Note now that we can chain maps:
rreduce(add, rmap(inc, [1, 2, 3]), 0) # 9 (That's 2 + 3 + 4)
rreduce(add, rmap(inc, rmap(inc, [1, 2, 3])), 0) # 12 (That's 3 + 4 + 5)
Great, it seems to have worked!
But, how about a utility to help us get a list out of rreduce. Let’s just rip something off wholesale from clojure.
First, we need a multiple-dispatch add-a-thing-to-a-collection function we’ll call conj
def conj(coll, thing):
if isinstance(coll, list):
coll.append(thing)
elif isinstance(coll, str):
return coll + str(thing)
elif isinstance(coll, tuple):
return coll + (thing,)
elif isinstance(coll, dict):
coll[thing[0]] = thing[1]
return coll
Now, let’s see what happens if we reduce with conj:
def into(coll1, coll2):
return rreduce(conj, coll2, coll1)
into([], [1, 2, 3]) # => [1, 2, 3]
into(['a', 'b'], [1, 2, 3]) # => ['a', 'b', 1, 2, 3]

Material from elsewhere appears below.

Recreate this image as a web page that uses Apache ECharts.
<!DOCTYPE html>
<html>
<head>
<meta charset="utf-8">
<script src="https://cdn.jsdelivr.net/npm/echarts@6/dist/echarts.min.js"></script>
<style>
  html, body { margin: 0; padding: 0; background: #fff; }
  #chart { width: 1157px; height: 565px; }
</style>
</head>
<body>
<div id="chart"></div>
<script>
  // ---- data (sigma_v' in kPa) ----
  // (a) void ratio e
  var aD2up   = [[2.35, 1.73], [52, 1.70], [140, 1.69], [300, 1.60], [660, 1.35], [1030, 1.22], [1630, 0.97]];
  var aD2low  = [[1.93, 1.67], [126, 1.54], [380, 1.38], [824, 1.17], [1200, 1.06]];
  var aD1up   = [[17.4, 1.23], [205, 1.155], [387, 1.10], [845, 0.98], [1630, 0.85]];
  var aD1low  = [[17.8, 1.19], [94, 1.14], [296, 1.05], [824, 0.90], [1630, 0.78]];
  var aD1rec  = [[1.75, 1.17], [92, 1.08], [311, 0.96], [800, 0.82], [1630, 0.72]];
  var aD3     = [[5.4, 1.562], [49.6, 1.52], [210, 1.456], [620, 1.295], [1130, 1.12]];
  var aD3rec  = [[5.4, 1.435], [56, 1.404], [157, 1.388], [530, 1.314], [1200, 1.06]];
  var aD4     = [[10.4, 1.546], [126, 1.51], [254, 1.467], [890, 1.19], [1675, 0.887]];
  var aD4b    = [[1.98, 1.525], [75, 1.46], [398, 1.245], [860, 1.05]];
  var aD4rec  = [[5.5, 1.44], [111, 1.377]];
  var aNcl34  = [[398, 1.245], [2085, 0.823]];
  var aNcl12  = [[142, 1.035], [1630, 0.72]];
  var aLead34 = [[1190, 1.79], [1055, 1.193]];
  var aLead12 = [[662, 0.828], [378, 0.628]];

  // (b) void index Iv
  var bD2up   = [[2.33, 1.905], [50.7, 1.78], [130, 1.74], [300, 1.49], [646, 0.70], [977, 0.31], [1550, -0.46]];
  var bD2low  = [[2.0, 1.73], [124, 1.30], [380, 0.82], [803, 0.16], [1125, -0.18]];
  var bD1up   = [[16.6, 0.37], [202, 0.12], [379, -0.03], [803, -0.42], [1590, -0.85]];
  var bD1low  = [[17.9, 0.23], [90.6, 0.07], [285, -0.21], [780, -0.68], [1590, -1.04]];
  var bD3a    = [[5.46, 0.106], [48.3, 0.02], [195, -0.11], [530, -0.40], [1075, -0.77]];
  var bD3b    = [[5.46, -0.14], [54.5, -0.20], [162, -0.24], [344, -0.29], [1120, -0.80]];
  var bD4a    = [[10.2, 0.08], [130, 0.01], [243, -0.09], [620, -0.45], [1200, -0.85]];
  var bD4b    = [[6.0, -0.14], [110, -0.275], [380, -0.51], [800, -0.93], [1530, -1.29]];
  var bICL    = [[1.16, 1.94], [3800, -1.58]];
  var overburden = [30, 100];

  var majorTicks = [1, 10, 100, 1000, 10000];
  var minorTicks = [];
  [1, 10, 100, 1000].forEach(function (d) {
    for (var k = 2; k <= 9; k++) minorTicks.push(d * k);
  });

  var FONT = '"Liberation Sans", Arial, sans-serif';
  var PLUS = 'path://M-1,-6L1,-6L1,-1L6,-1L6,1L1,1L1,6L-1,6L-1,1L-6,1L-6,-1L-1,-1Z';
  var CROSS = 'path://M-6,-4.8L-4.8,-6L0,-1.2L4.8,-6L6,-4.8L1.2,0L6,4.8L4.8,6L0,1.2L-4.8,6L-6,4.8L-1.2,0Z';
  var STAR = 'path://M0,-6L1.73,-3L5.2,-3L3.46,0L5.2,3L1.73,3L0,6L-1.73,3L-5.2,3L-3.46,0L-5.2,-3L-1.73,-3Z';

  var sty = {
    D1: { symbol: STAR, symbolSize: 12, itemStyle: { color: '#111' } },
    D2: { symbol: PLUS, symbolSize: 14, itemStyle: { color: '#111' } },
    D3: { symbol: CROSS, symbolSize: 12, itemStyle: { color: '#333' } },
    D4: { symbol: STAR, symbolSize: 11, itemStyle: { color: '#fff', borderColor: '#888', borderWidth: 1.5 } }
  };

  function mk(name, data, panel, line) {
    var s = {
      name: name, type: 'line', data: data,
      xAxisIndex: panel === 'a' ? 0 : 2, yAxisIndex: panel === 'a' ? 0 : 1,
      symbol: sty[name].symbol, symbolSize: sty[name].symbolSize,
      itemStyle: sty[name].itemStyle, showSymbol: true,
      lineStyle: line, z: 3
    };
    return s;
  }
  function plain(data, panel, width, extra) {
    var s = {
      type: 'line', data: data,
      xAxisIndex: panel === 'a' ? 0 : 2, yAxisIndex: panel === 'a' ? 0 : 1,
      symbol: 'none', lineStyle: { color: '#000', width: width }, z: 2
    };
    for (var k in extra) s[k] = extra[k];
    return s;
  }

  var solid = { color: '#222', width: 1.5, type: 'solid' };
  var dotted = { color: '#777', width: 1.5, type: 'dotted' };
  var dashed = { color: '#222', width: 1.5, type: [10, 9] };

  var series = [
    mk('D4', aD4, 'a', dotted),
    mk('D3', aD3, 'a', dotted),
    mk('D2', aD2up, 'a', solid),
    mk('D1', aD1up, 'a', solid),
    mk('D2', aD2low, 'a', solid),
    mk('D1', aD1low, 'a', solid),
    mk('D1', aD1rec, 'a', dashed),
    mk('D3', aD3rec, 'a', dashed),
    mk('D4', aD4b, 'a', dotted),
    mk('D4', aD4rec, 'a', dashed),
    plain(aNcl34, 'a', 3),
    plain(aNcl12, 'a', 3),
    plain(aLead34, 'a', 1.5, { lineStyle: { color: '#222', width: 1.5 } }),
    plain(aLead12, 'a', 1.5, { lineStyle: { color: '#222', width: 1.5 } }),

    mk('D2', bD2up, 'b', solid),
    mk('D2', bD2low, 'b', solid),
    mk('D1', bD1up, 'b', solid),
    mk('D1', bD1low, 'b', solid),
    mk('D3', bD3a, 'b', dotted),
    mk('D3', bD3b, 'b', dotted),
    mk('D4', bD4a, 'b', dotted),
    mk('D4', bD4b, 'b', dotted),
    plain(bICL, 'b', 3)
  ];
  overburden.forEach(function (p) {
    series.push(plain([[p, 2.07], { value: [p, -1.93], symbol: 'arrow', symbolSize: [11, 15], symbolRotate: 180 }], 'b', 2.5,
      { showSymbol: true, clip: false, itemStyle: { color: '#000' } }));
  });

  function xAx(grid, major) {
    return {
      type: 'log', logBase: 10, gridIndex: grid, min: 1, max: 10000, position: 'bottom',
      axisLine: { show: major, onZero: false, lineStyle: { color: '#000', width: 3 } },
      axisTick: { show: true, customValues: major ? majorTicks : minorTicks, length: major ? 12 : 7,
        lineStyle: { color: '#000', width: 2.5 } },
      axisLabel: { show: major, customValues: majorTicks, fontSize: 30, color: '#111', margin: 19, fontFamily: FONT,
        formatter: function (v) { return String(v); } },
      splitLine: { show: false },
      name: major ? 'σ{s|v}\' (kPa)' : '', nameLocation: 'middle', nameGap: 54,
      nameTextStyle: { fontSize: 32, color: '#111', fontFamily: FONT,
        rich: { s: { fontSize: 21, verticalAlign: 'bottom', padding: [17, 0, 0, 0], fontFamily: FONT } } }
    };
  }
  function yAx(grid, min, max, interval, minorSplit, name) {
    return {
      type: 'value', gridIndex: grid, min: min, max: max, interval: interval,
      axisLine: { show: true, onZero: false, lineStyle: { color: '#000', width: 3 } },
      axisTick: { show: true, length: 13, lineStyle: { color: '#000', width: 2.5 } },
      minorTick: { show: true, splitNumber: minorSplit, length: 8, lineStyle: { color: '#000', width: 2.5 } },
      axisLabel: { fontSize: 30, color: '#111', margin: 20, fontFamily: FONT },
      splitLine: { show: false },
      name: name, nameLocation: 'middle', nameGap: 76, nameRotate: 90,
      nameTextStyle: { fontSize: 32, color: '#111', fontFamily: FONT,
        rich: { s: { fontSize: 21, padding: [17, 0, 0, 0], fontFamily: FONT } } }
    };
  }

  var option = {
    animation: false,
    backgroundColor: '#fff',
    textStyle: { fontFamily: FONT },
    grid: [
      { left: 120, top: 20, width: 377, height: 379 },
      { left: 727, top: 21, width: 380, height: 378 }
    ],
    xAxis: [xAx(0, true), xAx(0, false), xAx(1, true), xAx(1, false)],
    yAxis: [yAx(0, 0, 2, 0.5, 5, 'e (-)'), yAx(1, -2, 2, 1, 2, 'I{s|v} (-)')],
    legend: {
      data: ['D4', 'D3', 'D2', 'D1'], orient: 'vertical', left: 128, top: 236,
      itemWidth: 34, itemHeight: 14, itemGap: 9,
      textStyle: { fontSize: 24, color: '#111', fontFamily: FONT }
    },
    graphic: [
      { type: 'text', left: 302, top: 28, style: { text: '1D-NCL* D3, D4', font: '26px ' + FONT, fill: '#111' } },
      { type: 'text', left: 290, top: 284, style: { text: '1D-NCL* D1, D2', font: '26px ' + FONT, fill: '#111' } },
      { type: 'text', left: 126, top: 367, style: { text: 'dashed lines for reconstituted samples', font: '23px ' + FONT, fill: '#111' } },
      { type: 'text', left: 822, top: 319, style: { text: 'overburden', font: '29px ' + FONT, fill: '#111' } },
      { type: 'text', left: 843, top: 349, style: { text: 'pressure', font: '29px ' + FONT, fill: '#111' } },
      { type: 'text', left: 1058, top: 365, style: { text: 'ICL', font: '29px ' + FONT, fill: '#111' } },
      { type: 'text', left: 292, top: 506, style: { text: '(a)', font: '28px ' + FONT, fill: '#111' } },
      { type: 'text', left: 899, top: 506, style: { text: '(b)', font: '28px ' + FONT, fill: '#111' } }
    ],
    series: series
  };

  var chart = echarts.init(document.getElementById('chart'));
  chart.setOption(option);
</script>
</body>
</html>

into("", [1, "2", 3]) # => "123"
into((), [1, 2, 3]) # => (1, 2, 3)
into({}, [('a', 1), ('b', 2)]) # => {'a': 1, 'b': 2}
# Super useful! Now we can examine rmap's output:
into([], rmap(inc, [6, 5, 4])) # => [7, 6, 5]
As for sum of squares:
def rsquares(it):
return rmap(lambda x: x * x, it)
def rsum(it):
return rreduce(add, it, 0)
def rsum_of_squares(it):
return rsum(rsquares(it))
rsum_of_squares([1, 2, 3]) # 14, again
But, now we’ve done it in one pass!
Here are a few more examples of list functions implemented with reducers:
def rreverse(it):
"Reverse a list"
def _reverse_inner(ret, v):
return [v] + ret
return rreduce(_reverse_inner, it, [])
rreverse([1, 2, 3]) # => [3, 2, 1]
def rfilter(f, it):
"Return a Reducible that filters `it` with `f`"
def _reducer(f1):
def _filterer(ret, v):
return f1(ret, v) if f(v) else ret
return _filterer
return Reducible(it, _reducer)
into([], rfilter(even, range(10))) # [0, 2, 4, 6, 8]
def rflatten(it):
"Return a Reducible that flattens `it`"
def _reducer(f1):
def _flattener(ret, val):
try:
return rreduce(f1, rflatten(iter(val)), ret)

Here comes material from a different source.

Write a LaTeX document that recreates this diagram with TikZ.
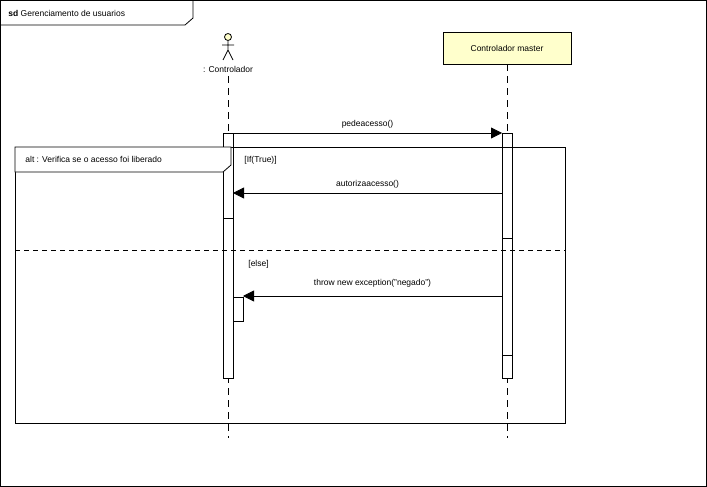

except TypeError: # val is not iterable; nothing to flatten
return f1(ret, val)
return _flattener
return Reducible(it, _reducer)
into([], rflatten([1, [2, [3, 4, [5]]]])) # [1, 2, 3, 4, 5]
# It even handles mixed types, no special thought required.
into((), rflatten([1, (2, 3, set([4, 5]))])) # (1, 2, 3, 4, 5)
# Sometimes you need to store state
class Counter(object):
def __init__(self):
self.count = 0
def inc(self):
c = self.count
self.count += 1
return c
def rdrop(n, it):
cnt = Counter()
def _reducer(f1):
def _dropper(ret, val):
if cnt.inc() >= n:
return f1(ret, val)
return ret
return _dropper
return Reducible(it, _reducer)
into([], rdrop(7, range(10))) # [7, 8, 9]
# Oh, and remember the StopIteration in the original fold?
# It lets us be lazy!
def rtake(n, it):
cnt = Counter()
def _reducer(f1):
def _taker(ret, val):
if cnt.inc() < n:
return f1(ret, val)
raise StopIteration()
return _taker
return Reducible(it, _reducer)
def inf_range():
ii = 0
while True:
yield ii
ii += 1
into([], rtake(3, range(10))) # => [0, 1, 2]
into([], rtake(3, inf_range())) # => [0, 1, 2]
So we’ve seen that reducers are a way to be incredibly general about how you handle collections. We’ve taken pythons iterable interface and turned it into a full-featured collection-processing beast! They may not be as efficient as Python’s C builtins, but they’re pretty good when it comes to pure Python.
Of course, languages such as Clojure and Elixir have some other properties that make the reducer pattern very effective:
They are functional to begin with, and so provide better performance for code written in a functional style.
They have efficient implementations of immutable collections.
They use Protocols, which are a way of adding new functionality onto existing classes. So, instead of wrapping everything in Reducible, they can instead add a reduce method onto an existing collection type.
With some conditions on the inputs, they can easily parallelize fold
Ok, that’s it for today. I hope you learned something cool!